Legislators Trimmed $18 Million Over Two Years

State legislators have cut more than $18 million in substance abuse
treatment funds for parolees, probationers and juvenile offenders over
the next two years.

The budget, now before Gov. Mark R. Warner, has alarmed substance
abuse treatment professionals as well as advocates for inmates who
contend that, in the long run, cutting the treatment programs will
lead to more crime.

The money would have been provided under the Substance Abuse Reduction
Effort, or SABRE program.

Created two years ago, SABRE was touted as a balanced approach to the
drug problem that addressed treatment and prevention along with
tougher drug law enforcement.

In each of the next two years the budget trims $4.4 million in SABRE
treatment funds from the Department of Corrections, $2.3 million from
the Department of Juvenile Justice and $2.5 million from the
Department of Criminal Justice Services.

"This is the most catastrophic cut in offender substance abuse
treatment ever in Virginia," said V. Morgan Moss, co-director of the
Center for Therapeutic Justice in Williamsburg.

"This will affect tens of thousands of offenders with substance abuse
problems at all different levels."

Moss is concerned about not only the SABRE cuts but also other
proposed cuts affecting such programs as drug courts, which will lose
part of $3.4 million in revenue generated by court fines and fees
previously designated for drug courts. He is also concerned about the
Pre-Release and Post-Incarceration Services program, which will lose
$2.2 million next year.

"Without this important assistance for drug offenders, we will surely
see a rise in the number of men and women who are imprisoned for
crimes ranging from simple possession, crimes to support drug habits,
and crimes that are enabled by substance abuse," said Jean Auldridge,
director of Virginia Citizens for the Reform of Errants.

Auldridge said CURE urges Warner to restore the SABRE and other
treatment money to the budget.

State Sen.
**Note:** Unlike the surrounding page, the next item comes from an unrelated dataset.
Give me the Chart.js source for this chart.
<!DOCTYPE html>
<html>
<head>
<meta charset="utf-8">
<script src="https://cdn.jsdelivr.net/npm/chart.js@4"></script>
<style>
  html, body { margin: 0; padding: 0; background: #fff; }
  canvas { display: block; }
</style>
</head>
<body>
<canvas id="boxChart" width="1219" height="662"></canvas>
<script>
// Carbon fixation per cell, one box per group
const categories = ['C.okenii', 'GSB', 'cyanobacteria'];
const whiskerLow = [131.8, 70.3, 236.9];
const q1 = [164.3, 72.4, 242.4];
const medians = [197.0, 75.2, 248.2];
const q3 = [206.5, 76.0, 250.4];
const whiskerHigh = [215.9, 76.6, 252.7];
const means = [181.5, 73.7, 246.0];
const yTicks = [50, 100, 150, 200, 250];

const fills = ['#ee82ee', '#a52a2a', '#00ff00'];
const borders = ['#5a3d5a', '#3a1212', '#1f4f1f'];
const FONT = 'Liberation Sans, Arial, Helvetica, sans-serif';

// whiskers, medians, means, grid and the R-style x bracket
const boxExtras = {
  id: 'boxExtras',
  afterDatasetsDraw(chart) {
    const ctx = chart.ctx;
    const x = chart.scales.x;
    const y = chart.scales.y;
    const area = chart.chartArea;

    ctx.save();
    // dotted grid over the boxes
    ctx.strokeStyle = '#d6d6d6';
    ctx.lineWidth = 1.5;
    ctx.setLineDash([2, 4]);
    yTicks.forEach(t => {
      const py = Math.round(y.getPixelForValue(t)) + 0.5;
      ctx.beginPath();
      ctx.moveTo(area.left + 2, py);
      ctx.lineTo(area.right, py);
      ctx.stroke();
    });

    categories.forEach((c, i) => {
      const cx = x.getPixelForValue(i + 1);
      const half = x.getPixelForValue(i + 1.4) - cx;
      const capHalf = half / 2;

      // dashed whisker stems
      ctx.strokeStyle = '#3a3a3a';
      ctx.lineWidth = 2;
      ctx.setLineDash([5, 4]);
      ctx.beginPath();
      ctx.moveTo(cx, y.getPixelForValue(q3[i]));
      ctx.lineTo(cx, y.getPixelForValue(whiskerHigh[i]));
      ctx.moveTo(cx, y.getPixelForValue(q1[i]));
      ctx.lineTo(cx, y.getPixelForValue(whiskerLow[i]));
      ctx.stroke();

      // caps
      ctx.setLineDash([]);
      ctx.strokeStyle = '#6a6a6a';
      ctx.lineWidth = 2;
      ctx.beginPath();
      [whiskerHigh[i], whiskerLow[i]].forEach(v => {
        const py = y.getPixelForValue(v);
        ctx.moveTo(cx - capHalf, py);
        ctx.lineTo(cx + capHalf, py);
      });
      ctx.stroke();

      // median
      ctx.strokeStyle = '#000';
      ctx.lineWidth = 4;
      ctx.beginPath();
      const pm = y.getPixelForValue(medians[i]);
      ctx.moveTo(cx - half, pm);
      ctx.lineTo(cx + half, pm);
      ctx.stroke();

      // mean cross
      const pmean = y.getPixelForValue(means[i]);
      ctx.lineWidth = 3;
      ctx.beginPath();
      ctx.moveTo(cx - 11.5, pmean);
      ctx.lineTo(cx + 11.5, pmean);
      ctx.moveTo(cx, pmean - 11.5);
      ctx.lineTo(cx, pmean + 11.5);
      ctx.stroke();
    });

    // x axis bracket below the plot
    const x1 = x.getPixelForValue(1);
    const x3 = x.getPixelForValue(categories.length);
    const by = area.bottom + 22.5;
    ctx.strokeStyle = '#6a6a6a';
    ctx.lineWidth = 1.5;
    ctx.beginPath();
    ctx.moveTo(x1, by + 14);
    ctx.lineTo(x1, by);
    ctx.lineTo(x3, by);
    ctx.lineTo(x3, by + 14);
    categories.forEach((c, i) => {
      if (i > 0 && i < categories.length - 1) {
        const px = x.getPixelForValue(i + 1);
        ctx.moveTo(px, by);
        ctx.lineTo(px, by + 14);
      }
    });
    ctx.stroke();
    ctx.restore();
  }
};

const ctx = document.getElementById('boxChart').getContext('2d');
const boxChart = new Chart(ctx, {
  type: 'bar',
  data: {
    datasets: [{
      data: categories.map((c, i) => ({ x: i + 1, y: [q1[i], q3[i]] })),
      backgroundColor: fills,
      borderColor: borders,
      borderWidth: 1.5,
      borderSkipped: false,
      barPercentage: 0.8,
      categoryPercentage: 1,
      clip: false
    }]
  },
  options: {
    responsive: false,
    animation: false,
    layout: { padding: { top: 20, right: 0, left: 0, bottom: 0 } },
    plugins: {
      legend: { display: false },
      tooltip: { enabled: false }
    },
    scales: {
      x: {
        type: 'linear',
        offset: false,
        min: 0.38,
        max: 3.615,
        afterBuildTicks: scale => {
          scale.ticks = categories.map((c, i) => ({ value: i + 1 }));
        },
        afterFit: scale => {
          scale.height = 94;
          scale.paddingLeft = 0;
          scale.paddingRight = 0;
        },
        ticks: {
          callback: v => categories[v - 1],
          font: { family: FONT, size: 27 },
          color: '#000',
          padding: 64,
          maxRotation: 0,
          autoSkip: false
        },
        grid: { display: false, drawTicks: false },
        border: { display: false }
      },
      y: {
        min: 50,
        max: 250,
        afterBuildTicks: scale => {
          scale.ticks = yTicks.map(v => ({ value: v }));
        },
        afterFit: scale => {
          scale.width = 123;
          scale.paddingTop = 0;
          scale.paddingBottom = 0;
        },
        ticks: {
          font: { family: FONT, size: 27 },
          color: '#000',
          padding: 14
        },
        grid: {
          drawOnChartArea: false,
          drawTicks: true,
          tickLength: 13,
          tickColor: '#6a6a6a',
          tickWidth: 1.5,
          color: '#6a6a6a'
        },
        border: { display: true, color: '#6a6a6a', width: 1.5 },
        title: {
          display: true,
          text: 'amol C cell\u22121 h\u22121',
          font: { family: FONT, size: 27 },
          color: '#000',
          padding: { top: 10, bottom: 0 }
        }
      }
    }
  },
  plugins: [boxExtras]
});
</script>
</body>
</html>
Kenneth W. Stolle, R-Virginia Beach and chairman of the
Senate Finance Committee's subcommittee on public safety, could not be
reached for comment.

But in a briefing to the full committee last month he said that care
was taken not to cut any of the public safety departments' "core functions."
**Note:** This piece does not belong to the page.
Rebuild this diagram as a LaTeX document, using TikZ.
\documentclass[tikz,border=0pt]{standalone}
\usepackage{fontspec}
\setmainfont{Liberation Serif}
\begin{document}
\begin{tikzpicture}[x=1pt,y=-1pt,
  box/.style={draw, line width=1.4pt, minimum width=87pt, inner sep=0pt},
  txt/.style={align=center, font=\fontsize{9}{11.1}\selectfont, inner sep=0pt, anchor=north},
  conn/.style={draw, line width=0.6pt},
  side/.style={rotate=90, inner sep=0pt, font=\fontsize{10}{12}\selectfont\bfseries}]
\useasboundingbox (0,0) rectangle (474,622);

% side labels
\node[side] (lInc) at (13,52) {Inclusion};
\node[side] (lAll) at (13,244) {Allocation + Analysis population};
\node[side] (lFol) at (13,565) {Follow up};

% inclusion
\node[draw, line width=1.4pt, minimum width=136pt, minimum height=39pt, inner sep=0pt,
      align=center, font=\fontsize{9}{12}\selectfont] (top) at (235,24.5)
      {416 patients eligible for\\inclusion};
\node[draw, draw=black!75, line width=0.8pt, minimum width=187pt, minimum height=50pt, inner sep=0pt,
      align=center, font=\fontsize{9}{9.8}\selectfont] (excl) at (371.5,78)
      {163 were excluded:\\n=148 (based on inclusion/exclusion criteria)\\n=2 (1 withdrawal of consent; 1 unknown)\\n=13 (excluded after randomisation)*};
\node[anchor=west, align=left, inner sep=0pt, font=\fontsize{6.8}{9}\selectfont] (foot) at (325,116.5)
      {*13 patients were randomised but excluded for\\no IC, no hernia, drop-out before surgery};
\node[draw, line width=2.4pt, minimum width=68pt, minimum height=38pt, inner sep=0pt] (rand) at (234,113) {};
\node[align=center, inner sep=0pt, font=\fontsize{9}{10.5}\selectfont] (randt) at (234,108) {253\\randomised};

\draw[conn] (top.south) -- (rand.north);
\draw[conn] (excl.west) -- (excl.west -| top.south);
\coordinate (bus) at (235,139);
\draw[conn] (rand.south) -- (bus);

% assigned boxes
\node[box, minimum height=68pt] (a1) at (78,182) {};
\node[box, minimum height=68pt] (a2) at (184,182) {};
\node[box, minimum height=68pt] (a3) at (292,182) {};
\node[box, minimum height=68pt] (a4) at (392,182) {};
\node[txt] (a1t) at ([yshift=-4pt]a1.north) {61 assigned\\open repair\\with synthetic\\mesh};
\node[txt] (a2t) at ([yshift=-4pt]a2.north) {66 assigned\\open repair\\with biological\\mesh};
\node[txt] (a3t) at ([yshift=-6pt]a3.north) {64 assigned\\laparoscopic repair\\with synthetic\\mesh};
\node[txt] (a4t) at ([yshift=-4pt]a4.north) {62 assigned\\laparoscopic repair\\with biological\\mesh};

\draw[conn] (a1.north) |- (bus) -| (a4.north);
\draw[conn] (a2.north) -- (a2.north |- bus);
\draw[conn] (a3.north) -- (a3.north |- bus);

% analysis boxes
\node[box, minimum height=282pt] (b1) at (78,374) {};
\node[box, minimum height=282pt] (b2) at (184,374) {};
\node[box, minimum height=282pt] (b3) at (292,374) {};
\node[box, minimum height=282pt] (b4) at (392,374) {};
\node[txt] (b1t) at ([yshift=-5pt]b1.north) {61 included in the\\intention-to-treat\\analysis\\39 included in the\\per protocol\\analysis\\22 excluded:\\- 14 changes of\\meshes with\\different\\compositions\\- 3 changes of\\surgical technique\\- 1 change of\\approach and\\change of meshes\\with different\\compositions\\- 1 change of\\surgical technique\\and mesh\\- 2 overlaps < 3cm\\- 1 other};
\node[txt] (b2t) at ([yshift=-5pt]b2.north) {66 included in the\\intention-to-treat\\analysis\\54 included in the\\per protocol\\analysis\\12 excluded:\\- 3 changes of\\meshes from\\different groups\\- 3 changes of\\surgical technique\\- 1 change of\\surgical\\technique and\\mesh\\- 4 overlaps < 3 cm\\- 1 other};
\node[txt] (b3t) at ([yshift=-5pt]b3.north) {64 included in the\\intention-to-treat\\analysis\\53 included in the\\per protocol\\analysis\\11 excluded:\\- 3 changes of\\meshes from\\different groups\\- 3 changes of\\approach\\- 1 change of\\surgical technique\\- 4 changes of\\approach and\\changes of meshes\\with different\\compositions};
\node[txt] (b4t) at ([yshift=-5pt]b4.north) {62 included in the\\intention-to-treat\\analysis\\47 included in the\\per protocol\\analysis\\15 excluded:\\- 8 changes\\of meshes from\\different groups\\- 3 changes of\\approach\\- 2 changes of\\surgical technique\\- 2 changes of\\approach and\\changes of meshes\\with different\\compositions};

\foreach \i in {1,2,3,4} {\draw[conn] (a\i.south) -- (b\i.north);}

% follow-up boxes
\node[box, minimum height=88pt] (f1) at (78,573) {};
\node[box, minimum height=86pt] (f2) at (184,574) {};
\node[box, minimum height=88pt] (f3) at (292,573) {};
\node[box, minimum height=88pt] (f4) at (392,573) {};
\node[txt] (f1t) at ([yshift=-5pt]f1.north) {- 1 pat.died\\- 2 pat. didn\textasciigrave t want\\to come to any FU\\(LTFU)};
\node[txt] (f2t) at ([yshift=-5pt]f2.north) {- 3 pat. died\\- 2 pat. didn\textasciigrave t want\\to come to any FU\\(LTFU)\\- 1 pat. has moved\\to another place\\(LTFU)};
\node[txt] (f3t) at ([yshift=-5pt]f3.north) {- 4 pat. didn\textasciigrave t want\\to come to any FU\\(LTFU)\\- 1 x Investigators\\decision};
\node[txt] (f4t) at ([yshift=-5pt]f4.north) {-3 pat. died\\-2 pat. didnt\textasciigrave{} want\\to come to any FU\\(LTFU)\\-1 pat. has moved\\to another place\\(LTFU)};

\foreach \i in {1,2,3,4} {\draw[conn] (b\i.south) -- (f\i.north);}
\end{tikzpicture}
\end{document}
"We have given long and careful attention to these reductions and have
not taken lightly our responsibility to ensure that they are fairly
and judiciously applied," he said.

Representatives of the three public safety departments affected by the
SABRE cuts said that they will be able to continue the bulk of their
substance abuse treatment programs.

For instance, the treatment programs offered by the Department of
Juvenile Justice in its juvenile correctional centers will continue
operating.

The loss of SABRE funds affects money used to buy treatment services
for non-incarcerated offenders through local Community Service Boards,
a spokeswoman said.

And a spokesman for the Department of Criminal Justice Services said
the SABRE funds would have been used to "beef up" the roughly $18.5
million the department uses to fund treatment for 36 local community
corrections programs across the state each year.

Nevertheless, Walter M. Pulliam Jr., head of community corrections for
the Department of Corrections, said "the impact across the criminal
justice system is pretty substantial."

"It will not substantively reduce programs" inside the state prisons,
but it will have widespread effects on community corrections programs
for offenders who are not incarcerated but in need of substance abuse
treatment, Pulliam said.

About 64 percent of offenders in community corrections programs have
substance abuse problems, he said.

"One of the ways of producing public safety is reducing the dependence
on drugs and if you are able to do that then maybe you can reduce
criminal activity" used to support drug habits, he said.